[Exercise objective]:
Which lines contain the string "standalone"? Please list every one of them.

Source code of charts:
══════
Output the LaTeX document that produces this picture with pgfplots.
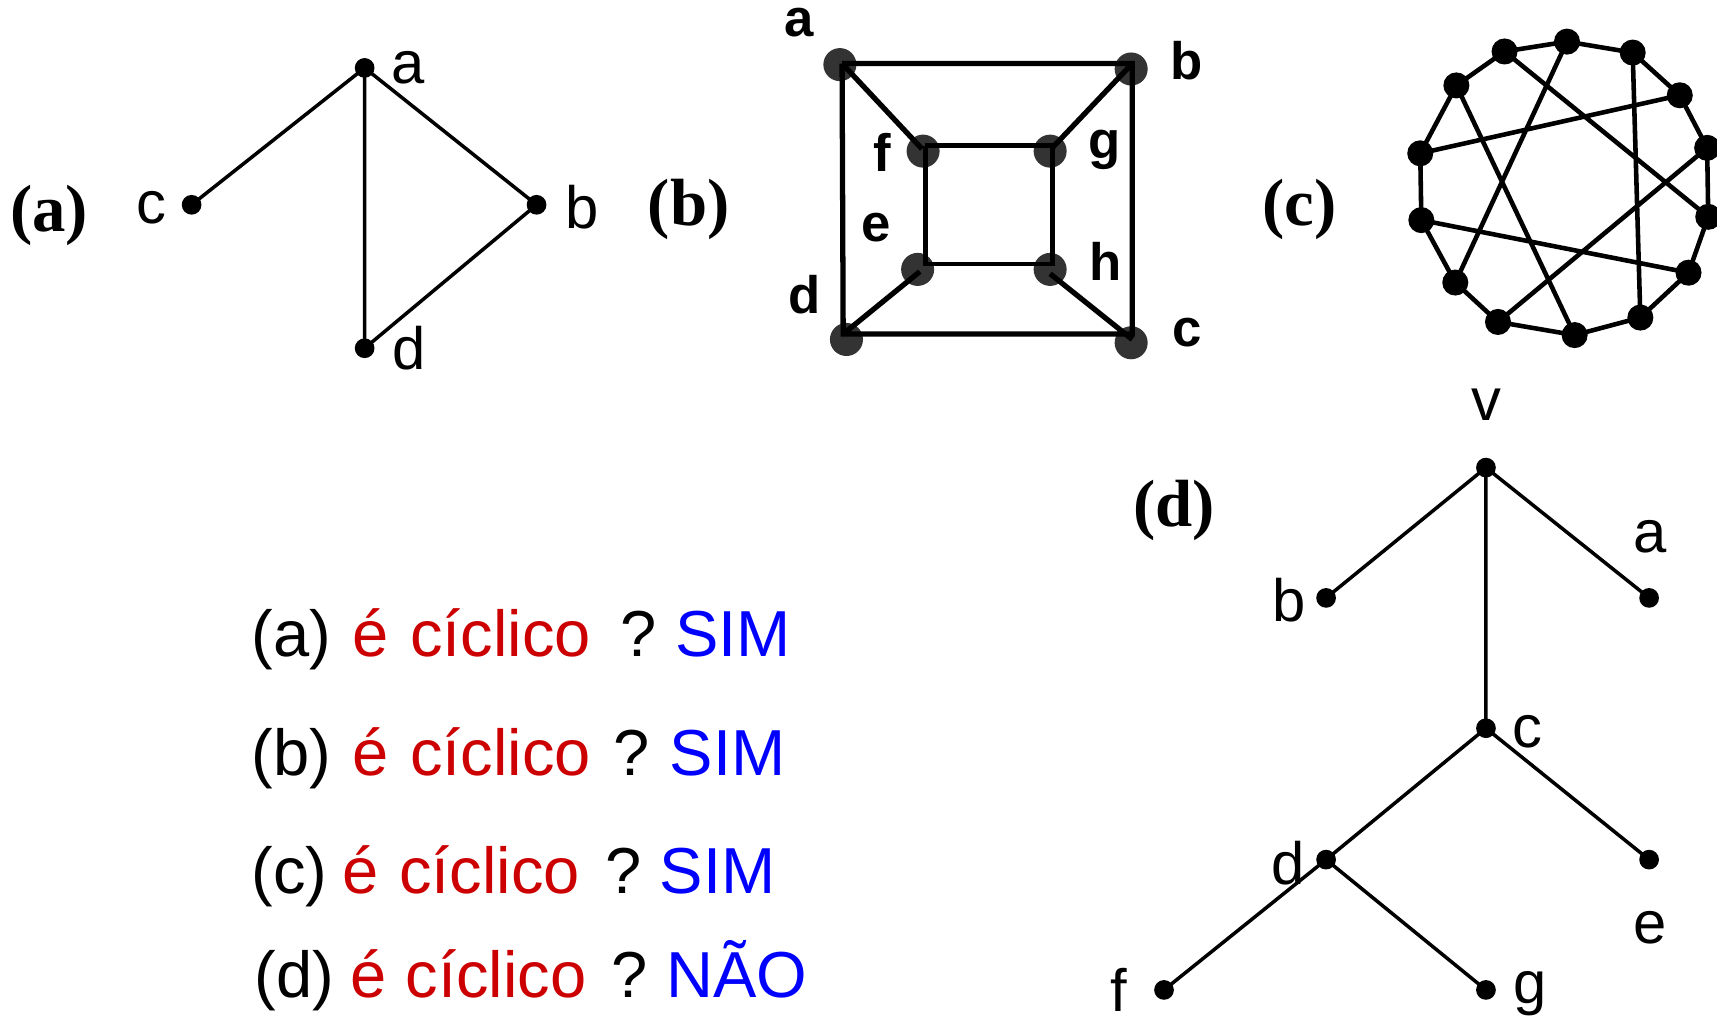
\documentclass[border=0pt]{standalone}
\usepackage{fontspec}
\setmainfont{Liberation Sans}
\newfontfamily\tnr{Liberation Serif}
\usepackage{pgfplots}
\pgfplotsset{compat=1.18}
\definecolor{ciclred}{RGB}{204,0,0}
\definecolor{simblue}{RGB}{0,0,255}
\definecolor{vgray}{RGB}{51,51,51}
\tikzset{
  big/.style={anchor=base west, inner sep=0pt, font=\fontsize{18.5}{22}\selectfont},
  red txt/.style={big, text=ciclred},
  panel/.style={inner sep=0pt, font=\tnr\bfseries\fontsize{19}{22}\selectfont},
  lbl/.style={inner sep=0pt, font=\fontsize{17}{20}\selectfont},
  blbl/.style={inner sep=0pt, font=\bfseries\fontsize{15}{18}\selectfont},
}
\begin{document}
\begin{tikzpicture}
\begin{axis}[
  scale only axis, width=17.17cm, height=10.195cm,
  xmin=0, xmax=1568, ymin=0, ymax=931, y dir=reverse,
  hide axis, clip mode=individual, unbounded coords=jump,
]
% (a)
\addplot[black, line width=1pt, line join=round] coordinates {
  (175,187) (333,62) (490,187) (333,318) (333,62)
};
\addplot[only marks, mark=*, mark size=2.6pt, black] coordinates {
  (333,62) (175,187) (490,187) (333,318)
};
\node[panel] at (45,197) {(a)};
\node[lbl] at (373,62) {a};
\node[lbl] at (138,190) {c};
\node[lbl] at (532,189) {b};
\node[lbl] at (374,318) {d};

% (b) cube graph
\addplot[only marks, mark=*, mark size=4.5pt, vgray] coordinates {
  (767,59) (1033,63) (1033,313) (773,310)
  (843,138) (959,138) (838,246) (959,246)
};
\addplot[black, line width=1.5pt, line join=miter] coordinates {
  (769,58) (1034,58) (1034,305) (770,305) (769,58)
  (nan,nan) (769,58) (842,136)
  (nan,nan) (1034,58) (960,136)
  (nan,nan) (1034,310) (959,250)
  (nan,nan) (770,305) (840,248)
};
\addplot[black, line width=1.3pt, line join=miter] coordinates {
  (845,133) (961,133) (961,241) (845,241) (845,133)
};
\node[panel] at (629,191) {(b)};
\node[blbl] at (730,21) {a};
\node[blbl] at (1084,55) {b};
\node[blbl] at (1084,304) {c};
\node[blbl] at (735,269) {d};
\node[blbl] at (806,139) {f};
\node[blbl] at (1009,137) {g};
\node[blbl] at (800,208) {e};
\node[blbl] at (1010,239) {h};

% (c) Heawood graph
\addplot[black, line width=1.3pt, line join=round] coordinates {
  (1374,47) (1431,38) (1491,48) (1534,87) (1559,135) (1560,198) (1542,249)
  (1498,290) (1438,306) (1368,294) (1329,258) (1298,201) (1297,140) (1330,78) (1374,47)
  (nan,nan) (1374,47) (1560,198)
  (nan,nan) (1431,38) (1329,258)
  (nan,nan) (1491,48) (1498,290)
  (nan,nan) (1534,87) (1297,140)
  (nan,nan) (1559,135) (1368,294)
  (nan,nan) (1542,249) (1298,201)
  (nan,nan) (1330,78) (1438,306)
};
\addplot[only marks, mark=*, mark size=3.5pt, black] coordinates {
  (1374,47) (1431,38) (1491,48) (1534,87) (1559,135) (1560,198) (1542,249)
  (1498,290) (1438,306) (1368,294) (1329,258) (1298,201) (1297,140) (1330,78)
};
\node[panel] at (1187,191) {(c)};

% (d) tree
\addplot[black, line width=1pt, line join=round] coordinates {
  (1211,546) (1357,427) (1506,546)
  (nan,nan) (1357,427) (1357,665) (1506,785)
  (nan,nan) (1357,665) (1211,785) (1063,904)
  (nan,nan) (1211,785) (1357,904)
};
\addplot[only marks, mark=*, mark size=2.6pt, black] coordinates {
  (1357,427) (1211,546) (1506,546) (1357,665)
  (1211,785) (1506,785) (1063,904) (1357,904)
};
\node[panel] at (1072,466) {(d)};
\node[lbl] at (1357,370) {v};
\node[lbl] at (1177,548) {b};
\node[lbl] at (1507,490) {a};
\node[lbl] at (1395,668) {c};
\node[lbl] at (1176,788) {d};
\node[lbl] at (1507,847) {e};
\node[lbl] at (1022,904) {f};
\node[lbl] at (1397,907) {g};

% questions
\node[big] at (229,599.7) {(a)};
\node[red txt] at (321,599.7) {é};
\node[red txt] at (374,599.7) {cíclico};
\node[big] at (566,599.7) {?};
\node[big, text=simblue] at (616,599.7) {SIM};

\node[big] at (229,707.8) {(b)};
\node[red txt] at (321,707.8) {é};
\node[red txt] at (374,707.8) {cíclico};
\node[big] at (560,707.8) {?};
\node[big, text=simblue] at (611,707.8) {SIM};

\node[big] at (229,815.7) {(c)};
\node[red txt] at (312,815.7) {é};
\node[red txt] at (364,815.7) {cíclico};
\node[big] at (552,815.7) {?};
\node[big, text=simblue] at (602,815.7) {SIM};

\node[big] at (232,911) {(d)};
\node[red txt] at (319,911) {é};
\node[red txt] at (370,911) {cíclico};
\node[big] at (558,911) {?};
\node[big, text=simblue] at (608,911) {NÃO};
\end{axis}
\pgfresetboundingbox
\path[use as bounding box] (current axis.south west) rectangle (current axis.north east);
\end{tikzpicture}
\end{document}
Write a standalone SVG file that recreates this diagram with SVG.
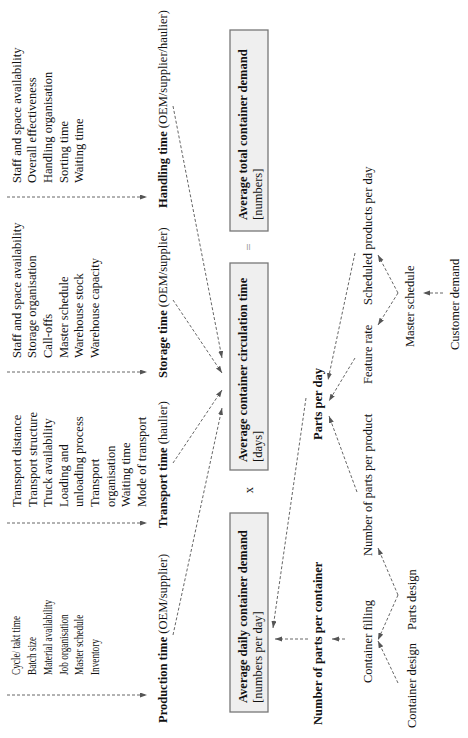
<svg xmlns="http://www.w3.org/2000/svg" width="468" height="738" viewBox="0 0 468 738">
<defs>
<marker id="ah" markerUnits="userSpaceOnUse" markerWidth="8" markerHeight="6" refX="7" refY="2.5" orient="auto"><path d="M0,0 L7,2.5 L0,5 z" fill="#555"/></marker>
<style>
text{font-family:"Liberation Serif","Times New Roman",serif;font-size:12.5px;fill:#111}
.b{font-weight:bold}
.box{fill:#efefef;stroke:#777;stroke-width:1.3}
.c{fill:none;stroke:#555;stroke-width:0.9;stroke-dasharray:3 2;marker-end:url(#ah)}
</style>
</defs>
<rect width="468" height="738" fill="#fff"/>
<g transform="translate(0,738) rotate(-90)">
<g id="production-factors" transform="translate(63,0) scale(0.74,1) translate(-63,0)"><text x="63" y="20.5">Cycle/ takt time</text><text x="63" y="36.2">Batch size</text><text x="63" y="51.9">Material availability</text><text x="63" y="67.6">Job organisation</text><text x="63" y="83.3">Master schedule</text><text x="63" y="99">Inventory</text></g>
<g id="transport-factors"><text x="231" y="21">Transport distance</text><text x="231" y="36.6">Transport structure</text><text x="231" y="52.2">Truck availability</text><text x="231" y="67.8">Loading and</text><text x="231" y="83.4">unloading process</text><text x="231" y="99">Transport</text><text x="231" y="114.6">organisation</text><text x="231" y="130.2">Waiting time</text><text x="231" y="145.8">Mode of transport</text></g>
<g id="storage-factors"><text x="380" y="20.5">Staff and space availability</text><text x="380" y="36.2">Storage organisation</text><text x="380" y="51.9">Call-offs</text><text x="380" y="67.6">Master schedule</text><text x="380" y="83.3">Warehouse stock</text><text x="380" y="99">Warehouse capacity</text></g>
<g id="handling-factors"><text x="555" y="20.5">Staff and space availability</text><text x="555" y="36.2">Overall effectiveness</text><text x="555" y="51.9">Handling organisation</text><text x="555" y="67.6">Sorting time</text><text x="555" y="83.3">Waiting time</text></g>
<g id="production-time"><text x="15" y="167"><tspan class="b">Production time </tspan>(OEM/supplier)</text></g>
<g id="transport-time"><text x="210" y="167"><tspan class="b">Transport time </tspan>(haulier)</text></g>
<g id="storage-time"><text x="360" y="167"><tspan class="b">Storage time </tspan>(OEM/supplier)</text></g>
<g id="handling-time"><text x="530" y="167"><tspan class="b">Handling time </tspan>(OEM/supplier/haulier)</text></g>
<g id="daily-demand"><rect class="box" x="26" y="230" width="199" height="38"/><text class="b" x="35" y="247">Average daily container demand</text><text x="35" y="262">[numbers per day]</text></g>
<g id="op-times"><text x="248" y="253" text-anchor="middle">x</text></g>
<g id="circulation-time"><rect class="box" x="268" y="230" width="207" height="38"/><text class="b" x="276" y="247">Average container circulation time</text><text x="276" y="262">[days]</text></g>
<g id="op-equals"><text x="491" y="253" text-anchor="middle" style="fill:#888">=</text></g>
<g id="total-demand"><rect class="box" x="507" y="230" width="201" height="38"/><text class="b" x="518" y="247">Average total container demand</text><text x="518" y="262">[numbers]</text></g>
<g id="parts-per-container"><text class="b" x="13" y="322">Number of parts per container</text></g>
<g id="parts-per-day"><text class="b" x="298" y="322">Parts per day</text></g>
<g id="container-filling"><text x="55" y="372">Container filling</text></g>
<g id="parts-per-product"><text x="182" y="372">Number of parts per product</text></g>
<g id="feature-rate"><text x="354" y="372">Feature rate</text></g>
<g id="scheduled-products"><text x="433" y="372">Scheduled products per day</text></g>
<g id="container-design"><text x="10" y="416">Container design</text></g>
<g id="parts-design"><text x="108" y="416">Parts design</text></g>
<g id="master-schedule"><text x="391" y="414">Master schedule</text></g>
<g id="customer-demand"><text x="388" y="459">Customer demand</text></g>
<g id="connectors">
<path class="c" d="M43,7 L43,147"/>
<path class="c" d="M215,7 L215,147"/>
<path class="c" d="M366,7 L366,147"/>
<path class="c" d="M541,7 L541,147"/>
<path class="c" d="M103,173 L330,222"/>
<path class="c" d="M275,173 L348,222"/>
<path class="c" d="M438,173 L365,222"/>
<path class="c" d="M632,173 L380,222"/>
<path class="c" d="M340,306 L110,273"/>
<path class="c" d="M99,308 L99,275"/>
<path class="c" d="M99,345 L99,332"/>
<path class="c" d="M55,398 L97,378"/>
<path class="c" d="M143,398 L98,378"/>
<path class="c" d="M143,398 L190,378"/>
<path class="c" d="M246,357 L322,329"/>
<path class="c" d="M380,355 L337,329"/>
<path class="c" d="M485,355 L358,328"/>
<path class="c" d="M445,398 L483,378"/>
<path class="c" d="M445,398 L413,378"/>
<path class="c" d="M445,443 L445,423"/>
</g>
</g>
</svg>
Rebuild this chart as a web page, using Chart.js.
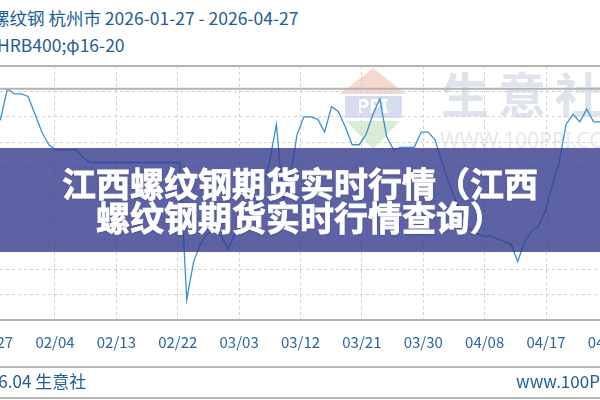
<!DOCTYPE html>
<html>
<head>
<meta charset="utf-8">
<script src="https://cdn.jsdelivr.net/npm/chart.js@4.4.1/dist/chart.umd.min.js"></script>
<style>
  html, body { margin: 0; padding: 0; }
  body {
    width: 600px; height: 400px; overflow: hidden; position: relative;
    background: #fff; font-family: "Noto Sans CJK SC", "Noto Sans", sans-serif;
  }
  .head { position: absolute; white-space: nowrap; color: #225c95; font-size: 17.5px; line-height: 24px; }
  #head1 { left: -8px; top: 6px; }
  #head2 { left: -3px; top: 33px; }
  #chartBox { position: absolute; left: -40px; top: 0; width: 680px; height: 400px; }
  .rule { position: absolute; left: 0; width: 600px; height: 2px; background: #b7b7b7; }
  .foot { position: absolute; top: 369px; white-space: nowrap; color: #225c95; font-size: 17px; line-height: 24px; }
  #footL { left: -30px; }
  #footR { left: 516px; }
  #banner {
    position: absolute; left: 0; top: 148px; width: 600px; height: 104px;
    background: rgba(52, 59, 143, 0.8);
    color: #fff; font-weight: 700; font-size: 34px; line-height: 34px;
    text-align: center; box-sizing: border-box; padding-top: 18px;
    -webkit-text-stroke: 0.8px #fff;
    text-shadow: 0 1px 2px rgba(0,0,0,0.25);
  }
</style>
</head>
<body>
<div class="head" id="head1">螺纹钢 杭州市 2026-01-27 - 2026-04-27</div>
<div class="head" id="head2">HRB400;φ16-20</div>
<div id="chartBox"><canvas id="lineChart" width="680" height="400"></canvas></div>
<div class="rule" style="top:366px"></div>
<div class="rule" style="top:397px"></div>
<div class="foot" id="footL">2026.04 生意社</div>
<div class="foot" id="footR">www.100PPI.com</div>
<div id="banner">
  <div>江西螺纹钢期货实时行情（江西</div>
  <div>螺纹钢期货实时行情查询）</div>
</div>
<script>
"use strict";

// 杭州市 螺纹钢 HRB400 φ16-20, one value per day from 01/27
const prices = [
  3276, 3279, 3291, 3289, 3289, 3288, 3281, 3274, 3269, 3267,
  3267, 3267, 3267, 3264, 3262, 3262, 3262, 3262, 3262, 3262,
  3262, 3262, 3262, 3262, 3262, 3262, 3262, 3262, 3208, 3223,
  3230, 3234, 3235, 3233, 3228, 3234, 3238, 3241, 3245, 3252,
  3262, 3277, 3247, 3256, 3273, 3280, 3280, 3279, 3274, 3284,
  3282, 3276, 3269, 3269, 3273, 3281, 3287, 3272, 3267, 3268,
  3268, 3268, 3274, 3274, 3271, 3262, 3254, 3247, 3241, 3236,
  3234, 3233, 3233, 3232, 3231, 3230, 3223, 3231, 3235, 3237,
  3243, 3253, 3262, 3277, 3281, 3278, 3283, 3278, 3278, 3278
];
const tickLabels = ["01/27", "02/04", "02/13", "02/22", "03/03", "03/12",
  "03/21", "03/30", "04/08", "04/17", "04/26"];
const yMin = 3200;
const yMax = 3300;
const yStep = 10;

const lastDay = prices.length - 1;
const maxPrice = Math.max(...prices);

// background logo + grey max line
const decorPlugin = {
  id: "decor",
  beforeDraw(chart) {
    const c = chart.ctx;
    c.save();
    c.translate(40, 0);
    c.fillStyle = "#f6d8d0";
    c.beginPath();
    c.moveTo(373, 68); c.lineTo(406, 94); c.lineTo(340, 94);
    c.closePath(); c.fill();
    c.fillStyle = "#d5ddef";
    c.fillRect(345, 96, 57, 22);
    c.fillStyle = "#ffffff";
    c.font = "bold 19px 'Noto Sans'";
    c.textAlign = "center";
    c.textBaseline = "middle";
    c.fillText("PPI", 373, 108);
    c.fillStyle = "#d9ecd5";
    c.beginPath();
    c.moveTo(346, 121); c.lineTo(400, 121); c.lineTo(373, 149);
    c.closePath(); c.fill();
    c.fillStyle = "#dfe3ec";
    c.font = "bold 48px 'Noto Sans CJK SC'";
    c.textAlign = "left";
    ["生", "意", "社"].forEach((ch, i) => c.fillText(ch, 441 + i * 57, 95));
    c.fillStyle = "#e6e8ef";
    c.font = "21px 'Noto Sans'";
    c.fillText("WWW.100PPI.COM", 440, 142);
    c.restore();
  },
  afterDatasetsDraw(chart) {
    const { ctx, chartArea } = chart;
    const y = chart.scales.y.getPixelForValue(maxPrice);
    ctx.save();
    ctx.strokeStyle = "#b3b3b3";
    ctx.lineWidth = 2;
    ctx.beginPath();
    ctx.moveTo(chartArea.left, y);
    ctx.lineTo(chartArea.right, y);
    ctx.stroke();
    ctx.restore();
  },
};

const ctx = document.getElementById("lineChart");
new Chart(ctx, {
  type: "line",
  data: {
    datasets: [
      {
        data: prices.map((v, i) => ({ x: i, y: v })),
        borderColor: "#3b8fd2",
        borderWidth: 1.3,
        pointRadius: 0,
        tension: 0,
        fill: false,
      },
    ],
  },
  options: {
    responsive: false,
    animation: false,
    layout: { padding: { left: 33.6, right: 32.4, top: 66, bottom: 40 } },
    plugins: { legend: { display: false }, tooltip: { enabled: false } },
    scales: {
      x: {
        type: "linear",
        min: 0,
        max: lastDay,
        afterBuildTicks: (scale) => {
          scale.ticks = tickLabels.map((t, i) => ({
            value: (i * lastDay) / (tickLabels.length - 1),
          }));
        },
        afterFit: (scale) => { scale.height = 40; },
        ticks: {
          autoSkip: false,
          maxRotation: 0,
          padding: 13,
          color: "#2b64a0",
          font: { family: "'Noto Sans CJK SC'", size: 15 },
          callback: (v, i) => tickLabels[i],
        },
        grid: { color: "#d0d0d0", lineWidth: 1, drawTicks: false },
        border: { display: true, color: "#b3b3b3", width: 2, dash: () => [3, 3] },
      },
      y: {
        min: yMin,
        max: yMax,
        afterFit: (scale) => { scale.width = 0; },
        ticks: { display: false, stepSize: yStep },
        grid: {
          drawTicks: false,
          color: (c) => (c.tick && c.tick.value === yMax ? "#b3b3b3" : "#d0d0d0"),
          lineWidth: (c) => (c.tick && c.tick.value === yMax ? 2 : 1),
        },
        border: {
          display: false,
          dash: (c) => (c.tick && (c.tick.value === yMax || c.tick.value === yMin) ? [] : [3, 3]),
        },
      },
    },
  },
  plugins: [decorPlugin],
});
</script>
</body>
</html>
══════
[Answer to the exercise]:
\documentclass[border=0pt]{standalone}
Write a standalone SVG file that recreates this diagram with SVG.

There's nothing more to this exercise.